## DIRECTIVE
Determine the number of lines that have the string "draw" in them, and give only that number.

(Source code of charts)
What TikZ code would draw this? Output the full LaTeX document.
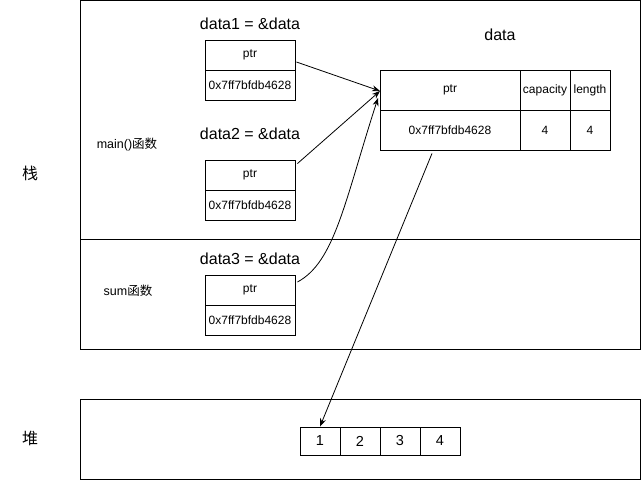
\documentclass[tikz,border=0pt]{standalone}
\usepackage{fontspec}
\setmainfont{Liberation Sans}
\newfontfamily\cjk{Noto Sans CJK SC}
\usetikzlibrary{arrows.meta}
\begin{document}
\begin{tikzpicture}[x=1pt,y=-1pt,
  cell/.style={draw,line width=0.9pt,minimum height=30pt,inner sep=0pt,font=\fontsize{12}{14}\selectfont},
  big/.style={font=\fontsize{16}{18}\selectfont,inner sep=0pt},
  small/.style={font=\fontsize{12.5}{14}\selectfont,inner sep=0pt},
  arr/.style={-{Stealth[length=8pt,width=6pt]},line width=0.8pt}]
\useasboundingbox (0,0) rectangle (641,481);
% frames
\draw[line width=1pt] (80.5,0.5) rectangle (640,350);
\draw[line width=1pt] (80.5,240) -- (640,240);
\draw[line width=1pt] (80.5,400) rectangle (640,480);
% side labels
\node[big] (stack) at (30,173) {\cjk 栈};
\node[big] (heap) at (30,438) {\cjk 堆};
\node[small] (mainf) at (127,145) {main()\cjk 函数};
\node[small] (sumf) at (128,291) {sum\cjk 函数};
% pointer boxes
\node[big] (l1) at (250,24) {data1 = \&data};
\node[cell,minimum width=90pt] (p1) at (250,55) {ptr};
\node[cell,minimum width=90pt] (a1) at (250,85) {0x7ff7bfdb4628};
\node[big] (l2) at (250,134) {data2 = \&data};
\node[cell,minimum width=90pt] (p2) at (250,175) {ptr};
\node[cell,minimum width=90pt] (a2) at (250,205) {0x7ff7bfdb4628};
\node[big] (l3) at (250,259) {data3 = \&data};
\node[cell,minimum width=90pt] (p3) at (250,290) {ptr};
\node[cell,minimum width=90pt] (a3) at (250,320) {0x7ff7bfdb4628};
% data struct
\node[big] (dl) at (500,35) {data};
\node[cell,minimum width=140pt,minimum height=40pt] (sp) at (450,90) {ptr};
\node[cell,minimum width=50pt,minimum height=40pt] (sc) at (545,90) {capacity};
\node[cell,minimum width=40pt,minimum height=40pt] (sl) at (590,90) {length};
\node[cell,minimum width=140pt,minimum height=40pt] (vp) at (450,130) {0x7ff7bfdb4628};
\node[cell,minimum width=50pt,minimum height=40pt] (vc) at (545,130) {4};
\node[cell,minimum width=40pt,minimum height=40pt] (vl) at (590,130) {4};
% heap cells
\foreach \i/\n in {1/h1,2/h2,3/h3,4/h4}{
  \node[cell,minimum width=40pt,minimum height=28pt,font=\fontsize{14.5}{16}\selectfont] (\n) at (280+40*\i,441) {\i};
}
% connectors
\coordinate (t1) at (380,91);
\coordinate (t3) at (378,98);
\draw[arr] (p1.east) ++(1,7) coordinate (s1) -- (t1);
\draw[arr] (p2.north east) ++(2,4) -- (t1);
\draw[arr] ([shift={(2,-8)}]p3.east) .. controls (335,262) and (345,200) .. (t3);
\draw[arr] ([shift={(-18,3)}]vp.south) -- (h1.north);
\end{tikzpicture}
\end{document}
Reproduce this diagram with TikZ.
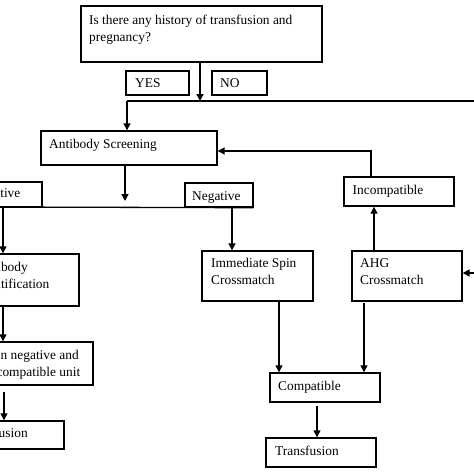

## WORKED SOLUTION
9